→ WORK TO BE COMPLETED
From the listing below, pull out the lines that hold "chart".

* Start DATASET *

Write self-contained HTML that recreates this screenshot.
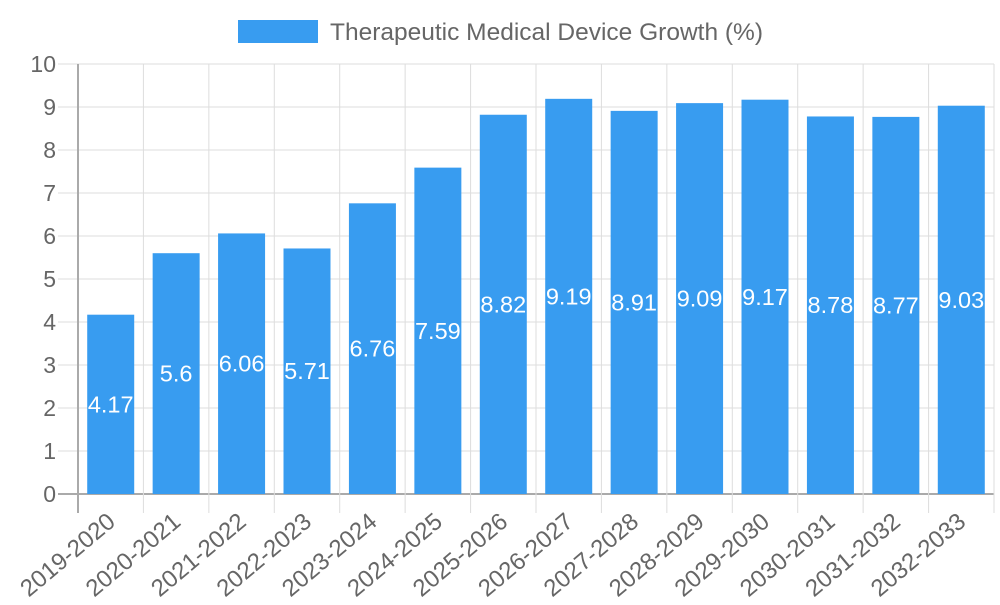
<!DOCTYPE html>
<html><head><meta charset="utf-8"><style>
body{margin:0;background:#fff;}
svg text{font-family:"Liberation Sans",sans-serif;}
</style></head><body>
<svg id="chart" width="1000" height="600" xmlns="http://www.w3.org/2000/svg">
<g id="legend">
<rect x="238" y="20" width="80" height="23" fill="#389cf0"/>
<text x="330" y="40" font-size="24.5" fill="#666">Therapeutic Medical Device Growth (%)</text>
</g>
<g id="grid"></g><g id="bars"></g><g id="labels"></g>
</svg>
<script>
const categories=["2019-2020","2020-2021","2021-2022","2022-2023","2023-2024","2024-2025","2025-2026","2026-2027","2027-2028","2028-2029","2029-2030","2030-2031","2031-2032","2032-2033"];
const values=[4.17,5.6,6.06,5.71,6.76,7.59,8.82,9.19,8.91,9.09,9.17,8.78,8.77,9.03];
const yTicks=[0,1,2,3,4,5,6,7,8,9,10];
const L=78,R=994,T=64,B=494,yMax=10;
const NS="http://www.w3.org/2000/svg";
const bw=(R-L)/categories.length;
const y=v=>B-(v/yMax)*(B-T);
const x=i=>L+i*bw;
function mk(t,a,p){const e=document.createElementNS(NS,t);for(const k in a)e.setAttribute(k,a[k]);p.appendChild(e);return e;}
const grid=document.getElementById('grid'),bars=document.getElementById('bars'),labels=document.getElementById('labels');
yTicks.forEach(v=>{
 const l=mk('line',{x1:58,x2:R,y1:y(v),y2:y(v),stroke:v===0?'#aaa':'#ddd','stroke-width':v===0?2:1},grid);
 
 
 const t=mk('text',{x:56,y:y(v)+8,'text-anchor':'end','font-size':23,fill:'#666'},grid);
 t.textContent=v;
 
 
});
for(let i=0;i<=categories.length;i++){
 const l=mk('line',{x1:x(i),x2:x(i),y1:T,y2:513,stroke:i===0?'#aaa':'#ddd','stroke-width':i===0?2:1},grid);
 
 
}
categories.forEach((c,i)=>{
 const cx=x(i)+bw/2,w=47;
 const r=mk('rect',{x:cx-w/2,y:y(values[i]),width:w,height:B-y(values[i]),fill:'#389cf0'},bars);
 
 
 const v=mk('text',{x:cx,y:(y(values[i])+B)/2+8,'text-anchor':'middle','font-size':23.5,fill:'#fff'},labels);
 v.textContent=values[i];
 
 
 const t=mk('text',{x:0,y:0,'text-anchor':'end','font-size':24,fill:'#666',transform:`translate(${cx+6},${524}) rotate(-40)`},labels);
 t.textContent=c;
 
 
});
</script>
</body></html>
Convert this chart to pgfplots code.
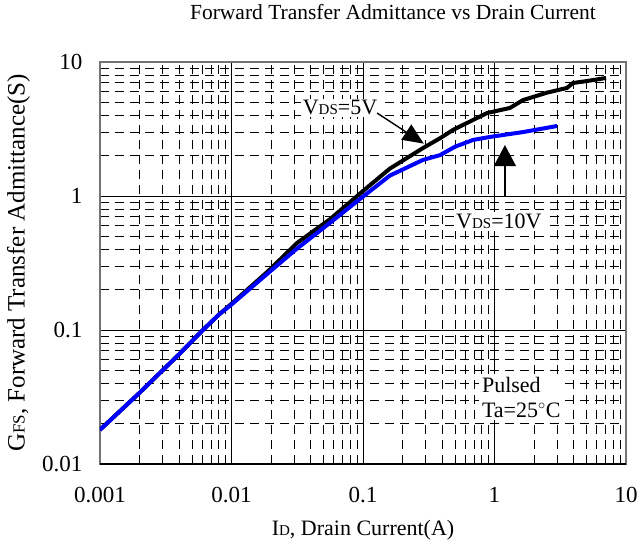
\documentclass[border=0pt]{standalone}
\usepackage{fontspec}
\setmainfont{Liberation Serif}
\usepackage{pgfplots}
\pgfplotsset{compat=1.18}
\usetikzlibrary{arrows.meta}
\newcommand{\sub}[1]{{\fontsize{15bp}{15bp}\selectfont #1}}
\newcommand{\subb}[1]{{\fontsize{17bp}{17bp}\selectfont #1}}
\begin{document}
\begin{tikzpicture}
\begin{axis}[
  at={(0,0)}, anchor=south west,
  scale only axis, width=526bp, height=402bp,
  xmode=log, ymode=log,
  xmin=0.001, xmax=10, ymin=0.01, ymax=10,
  xtick={0.001,0.01,0.1,1,10}, xticklabels={0.001,0.01,0.1,1,10},
  ytick={0.01,0.1,1,10}, yticklabels={0.01,0.1,1,10},
  /pgf/number format/assume math mode=true,
  tick style={draw=none},
  major tick length=0pt, minor tick length=0pt,
  xticklabel style={font=\fontsize{23bp}{23bp}\selectfont, yshift=-20bp},
  yticklabel style={font=\fontsize{23bp}{23bp}\selectfont, xshift=-14bp},
  grid=both,
  major grid style={black, line width=0.8bp, solid},
  minor grid style={black, line width=0.8bp, dash pattern=on 9bp off 6bp},
  axis line style={black!55, line width=1.6bp},
  xlabel={I\sub{D}, Drain Current(A)},
  ylabel={G\subb{FS}, Forward Transfer Admittance(S)},
  xlabel style={font=\fontsize{22bp}{22bp}\selectfont, at={(axis description cs:0.5,-0.164)}, anchor=center},
  ylabel style={font=\fontsize{25bp}{25bp}\selectfont, at={(axis description cs:-0.155,0.5)}, anchor=center, rotate=0},
  title={Forward Transfer Admittance vs Drain Current},
  title style={font=\fontsize{21.5bp}{21.5bp}\selectfont, at={(axis description cs:0.557,1.109)}, anchor=center},
]
\addplot[black, line width=4bp] coordinates {
(0.001,0.018) (0.002,0.034) (0.004,0.066) (0.006,0.099)
(0.008,0.130) (0.01,0.157) (0.019,0.275) (0.0315,0.446) (0.056,0.67)
(0.1,1.09) (0.16,1.60) (0.286,2.28) (0.386,2.70) (0.483,3.11) (0.877,4.16)
(1.31,4.54) (1.65,5.2) (2.5,5.9) (3.55,6.4) (3.95,6.97) (5.0,7.2) (7.05,7.6)
};
\addplot[blue, line width=4bp] coordinates {
(0.001,0.018) (0.002,0.034) (0.004,0.066) (0.006,0.099)
(0.008,0.130) (0.01,0.155) (0.019,0.266) (0.031,0.40) (0.056,0.63)
(0.1,0.99) (0.16,1.42) (0.286,1.86) (0.386,2.02) (0.5,2.33) (0.687,2.62)
(0.925,2.76) (1.65,3.0) (2.99,3.33)
};
\draw[black, line width=1.6bp] (rel axis cs:0,0) -- (rel axis cs:1,0);
\node[fill=white, inner sep=2bp, font=\fontsize{22bp}{22bp}\selectfont] at (axis cs:0.0669,4.54) {V\sub{DS}=5V};
\node[fill=white, inner sep=2bp, font=\fontsize{22bp}{22bp}\selectfont] at (axis cs:1.08,0.65) {V\sub{DS}=10V};
\node[fill=white, inner sep=3bp, anchor=west, align=left, font=\fontsize{22bp}{25bp}\selectfont] at (axis cs:0.76,0.0316) {Pulsed\\Ta=25$^\circ$C};
\draw[black, line width=1.4bp, -{Triangle[length=21bp,width=18bp]}] (axis cs:0.128,4.16) -- (axis cs:0.29,2.46);
\draw[black, line width=1.4bp, -{Triangle[length=21bp,width=22bp]}] (axis cs:1.2,1.0) -- (axis cs:1.2,2.4);
\end{axis}
\pgfresetboundingbox
\useasboundingbox (-100bp,-83bp) rectangle (540bp,464bp);
\end{tikzpicture}
\end{document}
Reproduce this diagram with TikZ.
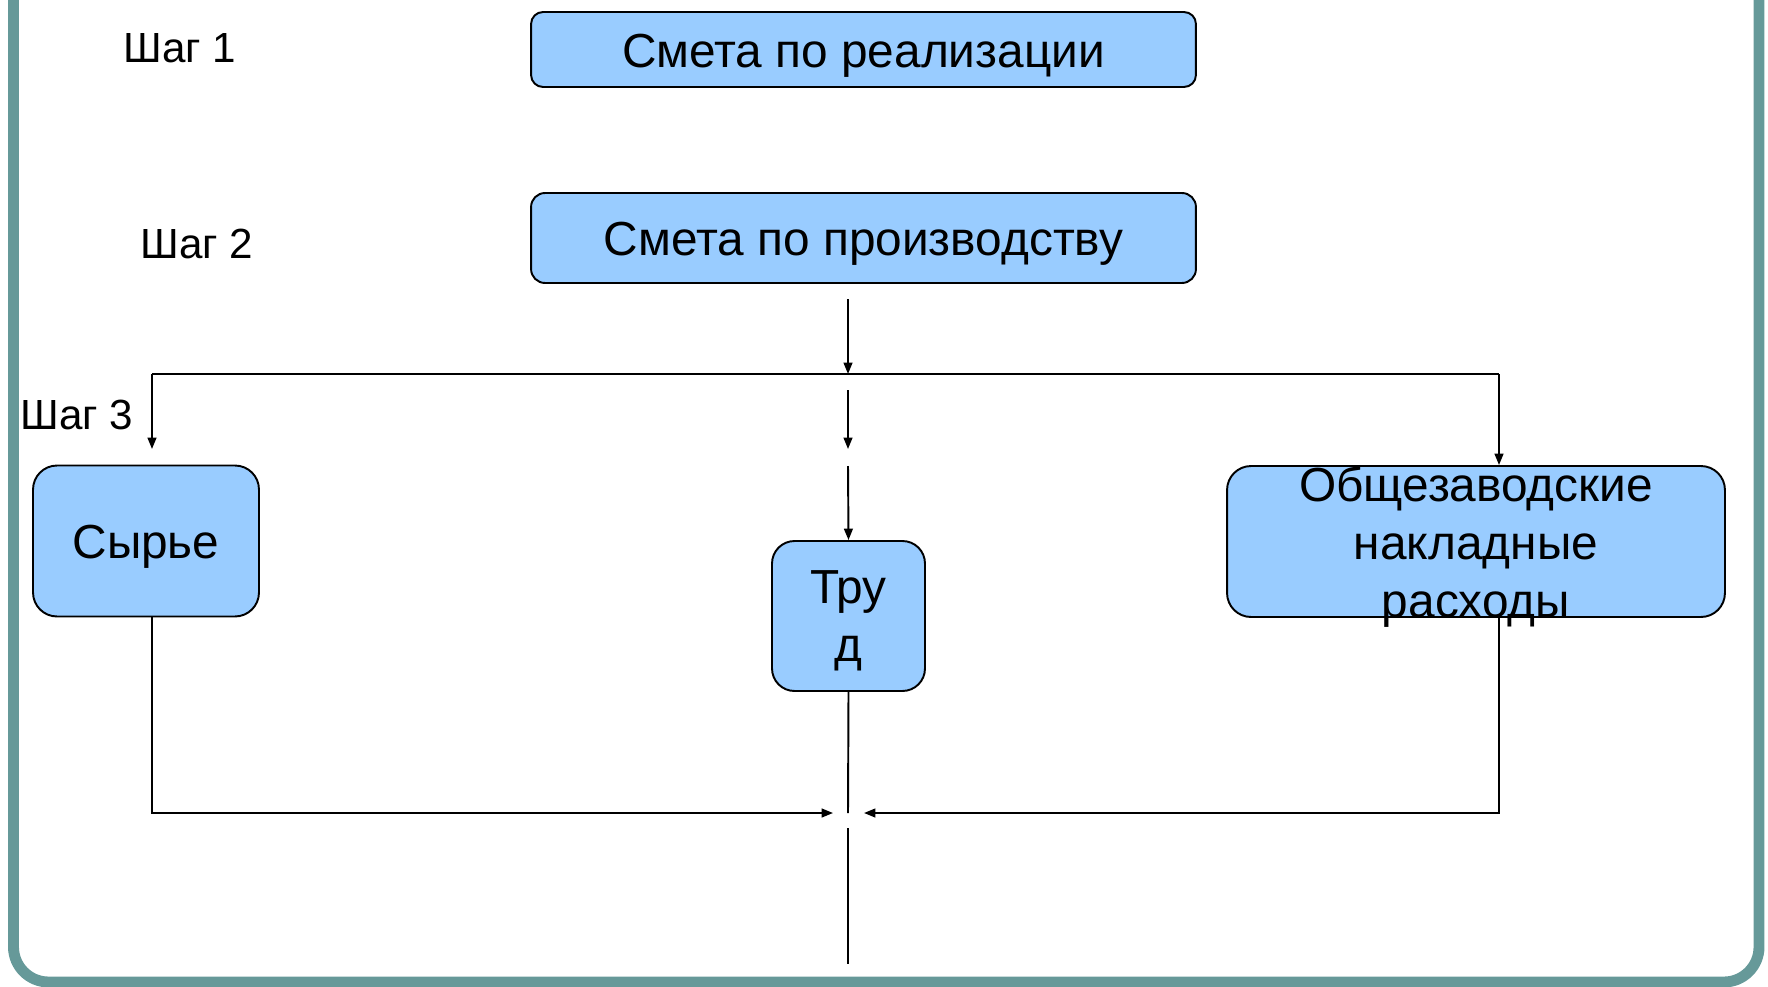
\documentclass[tikz,border=0pt]{standalone}
\usepackage{fontspec}
\setmainfont{Liberation Sans}
\usetikzlibrary{arrows.meta}
\definecolor{boxblue}{HTML}{99CCFF}
\definecolor{frameteal}{HTML}{669999}

\begin{document}
\begin{tikzpicture}[x=0.02cm,y=-0.02cm,
  budget/.style={draw,fill=boxblue,line width=1.1pt,inner sep=0pt,
    text height=26pt,text depth=6pt,font=\fontsize{27.2}{33}\selectfont},
  boxtext/.style={align=center,yshift=-3pt,font=\fontsize{27.2}{33}\selectfont},
  link/.style={line width=1.1pt},
  arr/.style={link,-{Triangle[length=6.5pt,width=5pt]}}]
  \useasboundingbox (0,0) rectangle (1768,987);
  \clip (0,0) rectangle (1768,987);
  \draw[frameteal,line width=6.2pt,rounded corners=0.7cm] (13.5,-80) rectangle (1759,982);
  % step labels
  \foreach \n/\x/\y in {1/180/48,2/197/244,3/77/415}
    \node[font=\fontsize{24}{29}\selectfont] (step\n) at (\x,\y) {Шаг \n};
  % budgets
  \node[budget,minimum width=13.3cm,minimum height=1.5cm,rounded corners=0.24cm] (sales) at (863.5,49.5) {Смета по реализации};
  \node[budget,minimum width=13.3cm,minimum height=1.8cm,rounded corners=0.28cm] (prod) at (863.5,238) {Смета по производству};
  \node[budget,minimum width=4.52cm,minimum height=3.02cm,rounded corners=0.48cm] (raw) at (146,541) {Сырье};
  \node[budget,minimum width=3.06cm,minimum height=3cm,rounded corners=0.45cm] (labour) at (848.5,616) {};
  \node[boxtext] (labourtxt) at (labour) {Тру\\д};
  \node[budget,minimum width=9.96cm,minimum height=3.02cm,rounded corners=0.48cm] (overhead) at (1476,541.5) {};
  \node[boxtext] (overheadtxt) at (overhead) {Общезаводские\\накладные\\расходы};
  % distribution bus
  \coordinate (prodout) at (848,299);
  \coordinate (busL) at (152,374);
  \coordinate (busM) at (848,374);
  \coordinate (busR) at (1499,374);
  \coordinate (midA) at (848,390);
  \coordinate (midB) at (848,449);
  \coordinate (midC) at (848,466);
  \coordinate (rawin) at (152,449);
  \draw[arr] (prodout) -- (busM);
  \draw[link] (busL) -- (busR);
  \draw[arr] (busL) -- (rawin);
  \draw[arr] (busR) -- (busR |- overhead.north);
  \draw[arr] (midA) -- (midB);
  \draw[arr] (midC) -- (labour.north);
  % collecting lines
  \coordinate (joinL) at (833,813);
  \coordinate (joinM) at (848,813);
  \coordinate (joinR) at (864,813);
  \coordinate (outtop) at (848,828);
  \coordinate (outend) at (848,964);
  \draw[arr] (raw.south -| busL) |- (joinL);
  \draw[arr] (overhead.south -| busR) |- (joinR);
  \draw[link] (labour.south) -- (joinM);
  \draw[link] (outtop) -- (outend);
\end{tikzpicture}
\end{document}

* End DATASET *

→ ANSWER TO THE EXERCISE
<svg id="chart" width="1000" height="600" xmlns="http://www.w3.org/2000/svg">
Convert this chart to pgfplots code.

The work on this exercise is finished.